Administrative and Government Law

Class Size Reduction Laws in California

Understand California's legislative approach to managing class sizes, including funding mechanisms and implementation rules.

California addresses class size reduction through specific state policies and funding mechanisms, recognizing the impact of smaller classes on student success. The state’s approach is intertwined with its broader school finance system, aiming to improve educational quality. Regulation involves statutory limits that carry financial penalties and financial incentives, balancing state oversight with local district autonomy.

Current Framework for Class Size Policy in California

Class size policy in California shifted from highly prescriptive state mandates to a flexible, locally driven system. The former Class Size Reduction (CSR) program was a categorical funding stream requiring strict adherence to specific ratios. The current framework, established with the Local Control Funding Formula (LCFF) in 2013-14, integrated most categorical funding into a broader, unrestricted block grant. This moved primary decision-making authority over class size to local educational agencies (LEAs). Districts now determine how to allocate their total funding, making class size reduction a local policy choice. The state maintains statutory maximums, but the main leverage for smaller classes is a financial incentive tied to the LCFF base grant.

Key Grade Levels Targeted for Reduction

State policy focuses class size reduction efforts on transitional kindergarten through third grade (TK-3). Educational research shows that smaller classes in these foundational years have the most lasting impact on student learning. Reducing the student-to-teacher ratio in early elementary grades facilitates individualized instruction and supports foundational skills like literacy and numeracy. The state’s financial structure encourages lower ratios in TK-3, recognizing the long-term academic benefits.

Funding and Local Control Accountability Plans

The Local Control Funding Formula (LCFF) structures district funding and includes an adjustment to encourage class size reduction in the early grades. This adjustment, known as the K-3 Grade Span Adjustment, adds 10.4% to the base grant funding for each student in grades TK-3. To receive this funding, a district must maintain an average class enrollment of no more than 24 students across all K-3 classrooms at each school site, or have a collectively bargained alternative ratio. Meeting the 24:1 average is a practical necessity for sound fiscal management due to the significant financial benefit of the 10.4% adjustment.

Local educational agencies (LEAs) must use the Local Control and Accountability Plan (LCAP) process to set goals, plan actions, and allocate resources. The LCAP is a three-year plan, updated annually, that details how the district uses its LCFF funds to address state priorities. Class size reduction, particularly in TK-3 grades, is a common goal specified in many LCAPs, reflecting the commitment required for the funding condition. The LCAP must demonstrate that the district’s actions, such as hiring additional teachers to meet the 24:1 ratio, align with its stated goals and student needs.

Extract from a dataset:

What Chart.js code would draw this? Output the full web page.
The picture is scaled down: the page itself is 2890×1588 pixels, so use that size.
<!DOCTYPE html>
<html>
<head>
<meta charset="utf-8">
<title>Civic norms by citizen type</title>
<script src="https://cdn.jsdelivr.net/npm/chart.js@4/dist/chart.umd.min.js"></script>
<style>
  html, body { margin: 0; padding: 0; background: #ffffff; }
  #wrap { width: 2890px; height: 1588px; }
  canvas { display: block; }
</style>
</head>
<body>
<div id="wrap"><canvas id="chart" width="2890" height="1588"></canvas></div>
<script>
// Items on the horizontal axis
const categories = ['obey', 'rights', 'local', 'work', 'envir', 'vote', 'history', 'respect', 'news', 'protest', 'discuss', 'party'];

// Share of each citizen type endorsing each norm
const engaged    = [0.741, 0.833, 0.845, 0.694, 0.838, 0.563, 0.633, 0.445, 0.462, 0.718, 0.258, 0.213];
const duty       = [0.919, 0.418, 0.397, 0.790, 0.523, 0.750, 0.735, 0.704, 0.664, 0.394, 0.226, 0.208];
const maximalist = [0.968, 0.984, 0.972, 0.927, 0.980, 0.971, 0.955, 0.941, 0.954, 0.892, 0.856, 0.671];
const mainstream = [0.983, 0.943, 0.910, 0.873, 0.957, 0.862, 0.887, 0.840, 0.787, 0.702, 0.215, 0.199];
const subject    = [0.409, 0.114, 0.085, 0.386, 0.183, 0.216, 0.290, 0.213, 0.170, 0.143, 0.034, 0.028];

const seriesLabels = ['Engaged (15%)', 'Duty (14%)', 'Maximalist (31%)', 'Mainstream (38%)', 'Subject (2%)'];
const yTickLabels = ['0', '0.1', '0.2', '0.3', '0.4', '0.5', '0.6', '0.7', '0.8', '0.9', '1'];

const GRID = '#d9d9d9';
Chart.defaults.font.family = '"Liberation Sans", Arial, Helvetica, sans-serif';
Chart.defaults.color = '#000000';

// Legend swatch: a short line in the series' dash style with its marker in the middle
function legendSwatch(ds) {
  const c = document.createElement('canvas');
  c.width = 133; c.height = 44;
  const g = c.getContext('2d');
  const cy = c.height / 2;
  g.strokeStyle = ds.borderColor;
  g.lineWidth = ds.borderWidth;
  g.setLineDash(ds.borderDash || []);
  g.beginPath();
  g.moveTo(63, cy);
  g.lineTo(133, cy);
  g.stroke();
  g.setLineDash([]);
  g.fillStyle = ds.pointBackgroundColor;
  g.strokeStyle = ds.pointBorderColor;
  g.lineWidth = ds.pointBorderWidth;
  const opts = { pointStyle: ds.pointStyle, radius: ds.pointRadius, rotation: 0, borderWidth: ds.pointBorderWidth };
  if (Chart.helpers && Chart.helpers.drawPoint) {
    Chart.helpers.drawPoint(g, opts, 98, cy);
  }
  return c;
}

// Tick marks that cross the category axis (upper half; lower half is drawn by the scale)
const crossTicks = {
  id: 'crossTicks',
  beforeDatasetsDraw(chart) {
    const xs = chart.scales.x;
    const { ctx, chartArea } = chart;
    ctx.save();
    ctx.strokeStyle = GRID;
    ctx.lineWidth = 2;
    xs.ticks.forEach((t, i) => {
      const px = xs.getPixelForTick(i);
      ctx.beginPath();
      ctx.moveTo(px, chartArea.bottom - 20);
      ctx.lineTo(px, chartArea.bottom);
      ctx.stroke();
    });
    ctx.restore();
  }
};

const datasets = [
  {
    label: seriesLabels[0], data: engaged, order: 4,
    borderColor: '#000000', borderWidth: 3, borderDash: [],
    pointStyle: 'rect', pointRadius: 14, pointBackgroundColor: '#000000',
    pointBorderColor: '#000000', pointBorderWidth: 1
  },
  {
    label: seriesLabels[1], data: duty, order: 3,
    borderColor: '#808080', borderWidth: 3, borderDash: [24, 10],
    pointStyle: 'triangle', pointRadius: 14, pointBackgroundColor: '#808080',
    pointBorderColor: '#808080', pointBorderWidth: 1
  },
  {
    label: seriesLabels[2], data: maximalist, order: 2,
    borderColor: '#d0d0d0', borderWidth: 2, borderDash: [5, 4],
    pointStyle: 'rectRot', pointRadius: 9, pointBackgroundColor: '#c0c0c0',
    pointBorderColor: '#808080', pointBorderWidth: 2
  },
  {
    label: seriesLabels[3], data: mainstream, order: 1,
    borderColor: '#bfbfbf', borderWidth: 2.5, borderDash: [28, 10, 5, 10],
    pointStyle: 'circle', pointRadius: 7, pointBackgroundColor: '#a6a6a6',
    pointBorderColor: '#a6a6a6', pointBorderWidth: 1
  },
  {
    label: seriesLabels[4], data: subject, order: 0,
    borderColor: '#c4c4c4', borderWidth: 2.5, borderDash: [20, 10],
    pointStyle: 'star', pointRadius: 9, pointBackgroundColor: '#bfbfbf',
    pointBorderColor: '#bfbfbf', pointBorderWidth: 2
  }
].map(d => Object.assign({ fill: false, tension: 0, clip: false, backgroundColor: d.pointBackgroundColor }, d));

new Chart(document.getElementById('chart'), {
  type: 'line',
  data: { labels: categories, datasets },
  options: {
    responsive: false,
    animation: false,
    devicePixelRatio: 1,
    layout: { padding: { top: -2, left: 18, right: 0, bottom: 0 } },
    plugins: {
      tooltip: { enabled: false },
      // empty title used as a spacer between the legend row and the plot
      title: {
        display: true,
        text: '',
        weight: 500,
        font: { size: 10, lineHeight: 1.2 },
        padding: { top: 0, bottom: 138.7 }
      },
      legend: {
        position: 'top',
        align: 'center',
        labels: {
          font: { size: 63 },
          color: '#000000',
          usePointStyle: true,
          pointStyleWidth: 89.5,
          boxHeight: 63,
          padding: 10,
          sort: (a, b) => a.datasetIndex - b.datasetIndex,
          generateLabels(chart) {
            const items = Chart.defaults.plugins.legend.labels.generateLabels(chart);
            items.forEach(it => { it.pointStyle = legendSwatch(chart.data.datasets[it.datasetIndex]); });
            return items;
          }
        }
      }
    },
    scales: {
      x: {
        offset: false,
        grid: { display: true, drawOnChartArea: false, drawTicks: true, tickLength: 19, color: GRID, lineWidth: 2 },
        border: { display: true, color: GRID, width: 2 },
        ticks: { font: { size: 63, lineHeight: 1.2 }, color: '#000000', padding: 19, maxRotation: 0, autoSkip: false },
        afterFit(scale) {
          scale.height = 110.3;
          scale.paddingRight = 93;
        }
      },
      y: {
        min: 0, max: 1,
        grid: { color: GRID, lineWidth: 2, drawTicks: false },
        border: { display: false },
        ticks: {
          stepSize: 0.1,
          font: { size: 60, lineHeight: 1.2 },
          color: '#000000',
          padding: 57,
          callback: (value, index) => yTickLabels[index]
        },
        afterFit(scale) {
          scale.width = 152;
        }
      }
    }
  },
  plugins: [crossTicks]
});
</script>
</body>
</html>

Specific Class Size Ratios and Limits

California law contains two distinct sets of numerical limits governing class size in the early grades. The first set are long-standing statutory maximums, outlined in Education Code section 41376, which carry a financial penalty if exceeded. For grades one through three, the average class size cannot exceed 30 students, and no single class can exceed 32 students. Exceeding these limits results in a reduction in the district’s revenue limit apportionment for each student over the limit, reducing state funding.

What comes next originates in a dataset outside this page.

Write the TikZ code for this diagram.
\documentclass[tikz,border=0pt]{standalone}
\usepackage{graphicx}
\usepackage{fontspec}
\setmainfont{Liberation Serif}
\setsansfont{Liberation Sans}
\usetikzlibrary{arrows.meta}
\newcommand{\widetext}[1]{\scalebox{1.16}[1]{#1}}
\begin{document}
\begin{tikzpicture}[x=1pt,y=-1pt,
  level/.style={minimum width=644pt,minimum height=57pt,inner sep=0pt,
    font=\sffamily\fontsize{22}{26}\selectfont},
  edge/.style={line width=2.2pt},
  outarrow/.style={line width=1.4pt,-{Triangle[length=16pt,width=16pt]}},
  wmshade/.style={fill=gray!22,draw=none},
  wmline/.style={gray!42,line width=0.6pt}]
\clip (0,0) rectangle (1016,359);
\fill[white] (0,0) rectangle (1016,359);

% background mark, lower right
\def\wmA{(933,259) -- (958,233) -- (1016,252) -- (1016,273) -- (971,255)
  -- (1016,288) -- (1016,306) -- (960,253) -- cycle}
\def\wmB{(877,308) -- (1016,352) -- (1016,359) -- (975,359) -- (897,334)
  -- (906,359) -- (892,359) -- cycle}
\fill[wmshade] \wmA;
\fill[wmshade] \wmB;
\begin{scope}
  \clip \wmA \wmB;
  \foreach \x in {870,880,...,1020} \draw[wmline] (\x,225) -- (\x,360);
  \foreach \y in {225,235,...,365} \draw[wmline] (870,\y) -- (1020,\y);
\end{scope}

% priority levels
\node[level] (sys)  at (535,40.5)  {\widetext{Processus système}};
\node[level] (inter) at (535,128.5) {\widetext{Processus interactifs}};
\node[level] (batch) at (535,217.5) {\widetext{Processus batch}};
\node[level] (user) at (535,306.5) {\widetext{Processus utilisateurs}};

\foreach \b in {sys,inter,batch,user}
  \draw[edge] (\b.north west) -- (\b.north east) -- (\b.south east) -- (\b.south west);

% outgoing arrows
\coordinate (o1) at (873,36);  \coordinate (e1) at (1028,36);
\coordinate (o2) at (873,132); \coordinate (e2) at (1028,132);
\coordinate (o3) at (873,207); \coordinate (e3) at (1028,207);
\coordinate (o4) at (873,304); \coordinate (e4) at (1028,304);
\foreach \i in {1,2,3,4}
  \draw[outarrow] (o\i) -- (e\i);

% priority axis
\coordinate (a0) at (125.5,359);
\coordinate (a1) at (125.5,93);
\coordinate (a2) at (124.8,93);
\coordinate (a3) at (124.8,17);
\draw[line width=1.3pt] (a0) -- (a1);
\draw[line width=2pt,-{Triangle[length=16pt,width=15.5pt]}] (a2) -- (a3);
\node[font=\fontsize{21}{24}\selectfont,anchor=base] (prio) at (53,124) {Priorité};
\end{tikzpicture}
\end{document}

The second, and more influential, limit is the 24:1 average class enrollment ratio for transitional kindergarten through third grade. This ratio is a condition for receiving the K-3 Grade Span Adjustment funding under LCFF. Districts may exceed the 24:1 average if they enter a collective bargaining agreement with their local teacher union establishing an alternative class size average. If a district fails to meet the 24:1 average and lacks a bargained alternative, it forfeits the 10.4% K-3 Grade Span Adjustment funding, representing a significant financial loss.